WHAT TO DO | Below are some records; work out how many of their lines contain "this" and give the number only.

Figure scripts
####################

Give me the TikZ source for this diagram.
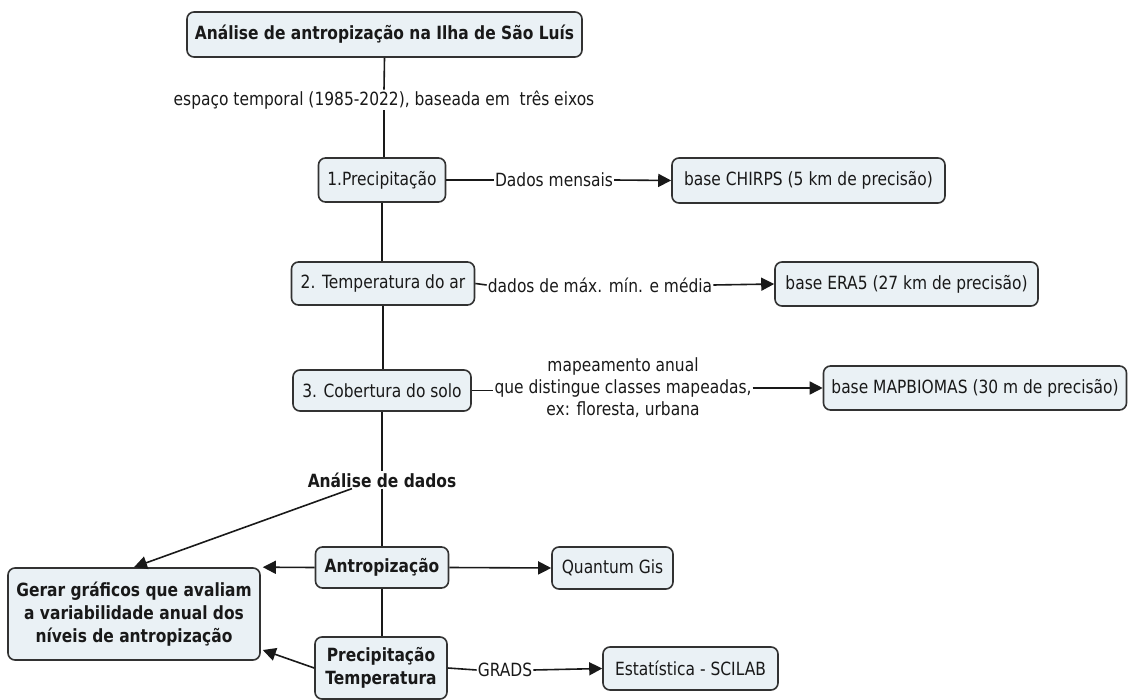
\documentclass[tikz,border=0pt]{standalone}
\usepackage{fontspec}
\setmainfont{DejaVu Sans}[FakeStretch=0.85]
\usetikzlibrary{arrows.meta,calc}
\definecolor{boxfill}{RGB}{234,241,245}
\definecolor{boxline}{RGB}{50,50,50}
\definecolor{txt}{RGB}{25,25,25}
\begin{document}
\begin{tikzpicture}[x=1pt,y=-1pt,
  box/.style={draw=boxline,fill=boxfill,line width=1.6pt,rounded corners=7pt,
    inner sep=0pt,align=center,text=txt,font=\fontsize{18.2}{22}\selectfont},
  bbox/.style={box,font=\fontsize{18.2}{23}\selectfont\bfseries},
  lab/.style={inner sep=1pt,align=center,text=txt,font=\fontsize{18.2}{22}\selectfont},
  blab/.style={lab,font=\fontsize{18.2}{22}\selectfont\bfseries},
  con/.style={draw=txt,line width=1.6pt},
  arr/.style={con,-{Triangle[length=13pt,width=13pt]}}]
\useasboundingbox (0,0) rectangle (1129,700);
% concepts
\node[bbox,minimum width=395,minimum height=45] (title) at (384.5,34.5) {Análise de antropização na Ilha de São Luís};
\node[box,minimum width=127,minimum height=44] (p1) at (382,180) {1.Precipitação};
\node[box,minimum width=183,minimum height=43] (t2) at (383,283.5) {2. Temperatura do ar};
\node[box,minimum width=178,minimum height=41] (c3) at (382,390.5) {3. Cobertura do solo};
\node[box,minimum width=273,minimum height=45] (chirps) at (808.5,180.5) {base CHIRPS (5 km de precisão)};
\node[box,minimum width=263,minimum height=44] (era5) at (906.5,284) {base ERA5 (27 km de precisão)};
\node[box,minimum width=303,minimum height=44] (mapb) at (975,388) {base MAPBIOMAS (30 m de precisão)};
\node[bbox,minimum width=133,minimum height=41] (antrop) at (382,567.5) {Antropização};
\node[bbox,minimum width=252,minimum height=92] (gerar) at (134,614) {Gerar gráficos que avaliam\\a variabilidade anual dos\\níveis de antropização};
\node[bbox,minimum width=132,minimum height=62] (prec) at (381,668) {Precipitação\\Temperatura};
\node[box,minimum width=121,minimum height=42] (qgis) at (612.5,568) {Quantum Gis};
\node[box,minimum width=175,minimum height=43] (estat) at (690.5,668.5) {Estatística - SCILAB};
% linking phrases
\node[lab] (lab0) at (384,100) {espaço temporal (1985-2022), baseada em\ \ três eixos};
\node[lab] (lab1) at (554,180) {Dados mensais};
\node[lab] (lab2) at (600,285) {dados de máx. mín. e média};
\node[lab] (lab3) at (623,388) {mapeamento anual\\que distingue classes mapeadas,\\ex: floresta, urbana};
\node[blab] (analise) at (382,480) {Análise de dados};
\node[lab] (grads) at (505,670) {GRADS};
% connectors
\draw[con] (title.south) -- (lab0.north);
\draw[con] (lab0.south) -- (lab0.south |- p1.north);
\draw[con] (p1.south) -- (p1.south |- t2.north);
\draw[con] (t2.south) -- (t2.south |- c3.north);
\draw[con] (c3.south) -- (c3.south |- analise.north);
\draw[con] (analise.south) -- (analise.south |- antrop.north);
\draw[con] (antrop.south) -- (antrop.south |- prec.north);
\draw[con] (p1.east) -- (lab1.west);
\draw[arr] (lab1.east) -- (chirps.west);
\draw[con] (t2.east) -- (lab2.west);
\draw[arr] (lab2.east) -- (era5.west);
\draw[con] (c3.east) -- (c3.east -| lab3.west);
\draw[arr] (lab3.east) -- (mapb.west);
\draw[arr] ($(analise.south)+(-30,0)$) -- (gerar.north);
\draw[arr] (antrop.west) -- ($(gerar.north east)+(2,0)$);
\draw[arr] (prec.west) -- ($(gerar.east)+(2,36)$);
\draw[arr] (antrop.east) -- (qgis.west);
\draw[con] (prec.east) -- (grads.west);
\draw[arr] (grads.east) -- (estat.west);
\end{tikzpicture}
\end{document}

####################

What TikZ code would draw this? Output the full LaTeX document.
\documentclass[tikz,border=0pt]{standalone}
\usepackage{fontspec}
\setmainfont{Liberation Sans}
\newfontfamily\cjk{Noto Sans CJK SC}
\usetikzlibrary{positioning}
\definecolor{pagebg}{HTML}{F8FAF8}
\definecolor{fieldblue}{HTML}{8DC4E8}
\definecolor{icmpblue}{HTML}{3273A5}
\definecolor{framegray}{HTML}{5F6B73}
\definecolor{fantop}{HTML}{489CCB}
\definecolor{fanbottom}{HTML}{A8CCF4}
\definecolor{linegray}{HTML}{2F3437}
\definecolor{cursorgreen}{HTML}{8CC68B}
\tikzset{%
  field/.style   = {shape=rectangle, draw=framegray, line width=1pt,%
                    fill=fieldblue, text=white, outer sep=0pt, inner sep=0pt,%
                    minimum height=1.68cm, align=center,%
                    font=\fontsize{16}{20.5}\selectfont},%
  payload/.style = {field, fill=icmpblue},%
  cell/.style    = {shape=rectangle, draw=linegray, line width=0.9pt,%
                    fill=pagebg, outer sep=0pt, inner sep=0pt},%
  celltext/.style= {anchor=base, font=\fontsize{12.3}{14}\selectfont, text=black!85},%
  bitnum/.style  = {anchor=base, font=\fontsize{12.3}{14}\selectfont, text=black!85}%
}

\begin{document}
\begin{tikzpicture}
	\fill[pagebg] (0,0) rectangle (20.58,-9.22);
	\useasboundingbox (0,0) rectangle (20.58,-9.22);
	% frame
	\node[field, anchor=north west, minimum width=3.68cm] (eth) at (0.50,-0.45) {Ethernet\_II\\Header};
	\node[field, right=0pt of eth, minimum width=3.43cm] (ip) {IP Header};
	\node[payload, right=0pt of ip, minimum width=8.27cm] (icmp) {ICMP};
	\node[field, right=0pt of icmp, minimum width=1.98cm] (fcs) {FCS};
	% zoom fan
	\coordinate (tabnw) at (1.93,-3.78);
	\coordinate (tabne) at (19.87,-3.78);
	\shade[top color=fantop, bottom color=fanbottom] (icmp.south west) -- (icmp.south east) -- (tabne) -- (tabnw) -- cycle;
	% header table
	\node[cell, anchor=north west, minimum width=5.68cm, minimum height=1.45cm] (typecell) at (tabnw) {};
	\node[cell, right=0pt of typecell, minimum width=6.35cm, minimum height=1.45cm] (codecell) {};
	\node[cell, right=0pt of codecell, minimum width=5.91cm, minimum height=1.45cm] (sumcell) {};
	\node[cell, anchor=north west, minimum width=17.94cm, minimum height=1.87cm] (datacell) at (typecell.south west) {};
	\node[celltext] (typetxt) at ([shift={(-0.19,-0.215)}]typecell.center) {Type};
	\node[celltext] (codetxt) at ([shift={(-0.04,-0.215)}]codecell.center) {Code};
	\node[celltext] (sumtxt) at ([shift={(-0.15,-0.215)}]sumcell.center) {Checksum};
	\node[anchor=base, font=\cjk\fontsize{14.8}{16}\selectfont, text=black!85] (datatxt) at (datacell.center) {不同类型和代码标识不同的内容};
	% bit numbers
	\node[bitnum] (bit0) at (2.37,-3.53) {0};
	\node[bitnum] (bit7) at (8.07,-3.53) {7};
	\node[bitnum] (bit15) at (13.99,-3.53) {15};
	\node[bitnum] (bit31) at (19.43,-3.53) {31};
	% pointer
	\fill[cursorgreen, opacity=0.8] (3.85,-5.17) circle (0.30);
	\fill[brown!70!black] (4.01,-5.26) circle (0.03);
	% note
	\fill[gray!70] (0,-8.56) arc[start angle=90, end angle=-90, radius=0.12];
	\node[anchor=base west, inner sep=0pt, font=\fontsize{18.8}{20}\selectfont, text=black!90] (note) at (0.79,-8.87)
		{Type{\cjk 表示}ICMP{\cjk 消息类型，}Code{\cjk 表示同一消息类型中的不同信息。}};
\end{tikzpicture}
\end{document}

####################

OUTPUT BELOW | 2